The use of an extension cord with an automotive or marine battery charger is a common requirement for maintaining vehicle batteries outside of a garage or near a wall outlet. The simple answer is that this practice is acceptable, provided the extension cord selected meets strict electrical and safety requirements. A charger plugged directly into a wall outlet is always the most efficient and safest option, but when distance is a factor, a correctly rated extension cord can be used without creating a hazard or severely compromising charging performance. Meeting specific standards for wire thickness and length is necessary to ensure the charger receives the full power it needs to function correctly.
Understanding the Risks of Improper Cord Use
Using an incorrect extension cord for a battery charger primarily creates an overheating hazard due to electrical resistance. When a charger, which typically draws between 2 and 15 amps of alternating current (AC) power, pulls electricity through an undersized or low-quality cord, the thin copper wires impede the flow. This opposition to current flow, known as resistance, converts electrical energy into heat, causing the cord’s temperature to rise significantly.
The danger escalates with the charger’s current draw; a higher amperage load generates substantially more heat in a substandard wire. This excessive thermal energy can damage the cord’s protective insulation, making the internal conductors susceptible to short circuits or exposure. Insulation breakdown and prolonged overheating pose a serious fire risk, especially if the cord is wrapped up or is in contact with flammable materials. Furthermore, the cord’s resistance can cause a temporary drop in voltage delivery, which may cause older, non-smart chargers to pull even more current in an attempt to compensate, potentially tripping a circuit breaker or damaging the charger itself.
Selecting the Correct Extension Cord Specifications
Choosing the right extension cord involves understanding the American Wire Gauge (AWG) system, which measures the thickness of the internal conductors. This system is counter-intuitive, as a lower gauge number indicates a thicker wire capable of safely handling more current. Since most automotive battery chargers draw up to 15 amps of AC power, matching the cord’s amperage rating to the charger’s maximum draw is a fundamental safety measure.
For medium-duty use, a 14 AWG cord is generally rated to carry up to 15 amps, making it suitable for many standard chargers over short distances. However, for longer runs or for high-amperage chargers rated closer to 12 to 15 amps, a 12 AWG cord is the safer choice, as it accommodates 15 to 20 amps and has greater thermal capacity. Always select a heavy-duty, grounded cord with a three-prong plug, as the grounding conductor provides an essential path for fault current, adding a layer of protection against shock or equipment damage.

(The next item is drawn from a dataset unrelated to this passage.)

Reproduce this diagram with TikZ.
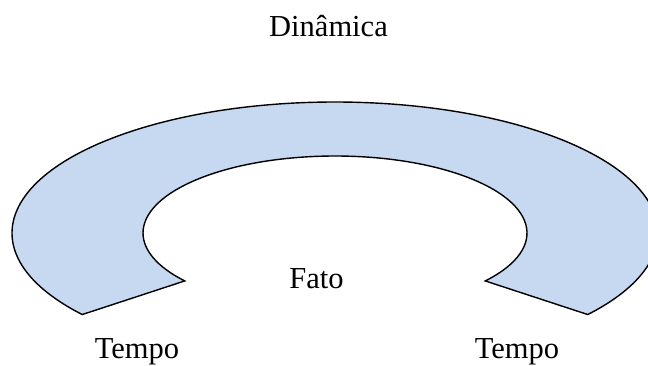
\documentclass[tikz,border=0pt]{standalone}
\usepackage{fontspec}
\setmainfont{Liberation Serif}
\usetikzlibrary{calc}
\definecolor{arcfill}{RGB}{198,217,240}
\begin{document}
\begin{tikzpicture}[x=1pt,y=1pt,
  lbl/.style={font=\fontsize{30.5}{36}\selectfont, anchor=base, inner sep=0pt},
  arcshape/.style={fill=arcfill, draw=black, line width=1.4pt, line join=miter}]
\useasboundingbox (0,0) rectangle (648,365);
\clip (0,0) rectangle (648,365);
\coordinate (c) at (335,132);
\draw[arcshape] ($(c)+(218.5:323 and 131)$) arc[start angle=218.5, end angle=-38.5, x radius=323, y radius=131]
  -- ($(c)+(-38.5:192 and 77)$) arc[start angle=-38.5, end angle=218.5, x radius=192, y radius=77] -- cycle;
\node[lbl] (dyn) at (328.5,328) {Dinâmica};
\node[lbl] (fato) at (316.5,77) {Fato};
\node[lbl] (t1) at (137,7) {Tempo};
\node[lbl] (t2) at (517,7) {Tempo};
\end{tikzpicture}
\end{document}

How Cord Length Affects Charging Efficiency
Beyond safety, the length of the cord directly influences the efficiency of the charging process through a phenomenon called voltage drop. Voltage drop is the reduction in electrical potential that occurs as current travels through the resistance of the wire. As the length of the extension cord increases, the total resistance of the copper conductors also increases, leading to a greater drop in the voltage delivered to the charger.
While a small voltage drop may be insignificant for many household items, it can impact battery chargers. If the voltage received by the charger falls too low, modern smart chargers may register an error code and refuse to begin or continue the charging cycle. Even if the charger operates, the reduced voltage can cause the unit to draw power less efficiently, potentially increasing the time required to complete the charge. Selecting the shortest possible cord that still comfortably reaches the battery helps minimize this resistance and ensures the charger receives optimal voltage for a fast and effective charge.
Safe Operating Environment and Setup
Regardless of the cord’s gauge or rating, the physical setup requires careful attention to detail. Before plugging in the charger, visually inspect both the charger’s power cord and the extension cord for any signs of damage, such as cracks, cuts, exposed wiring, or bent prongs. A cord with damaged insulation or a frayed jacket must be replaced immediately to prevent electrical hazard.
The operating environment must also be managed to protect the equipment and the surrounding area. Ensure the charger itself is placed in a well-ventilated location, as the charging process generates heat, and the charger’s internal components need airflow to dissipate thermal energy. Keep the cord connections elevated and dry, avoiding moisture ingress that could lead to short circuits or corrosion. Finally, never run the extension cord under rugs, through doorways, or across high-traffic areas, as this setup creates a tripping hazard and risks crushing or damaging the cord’s protective jacket.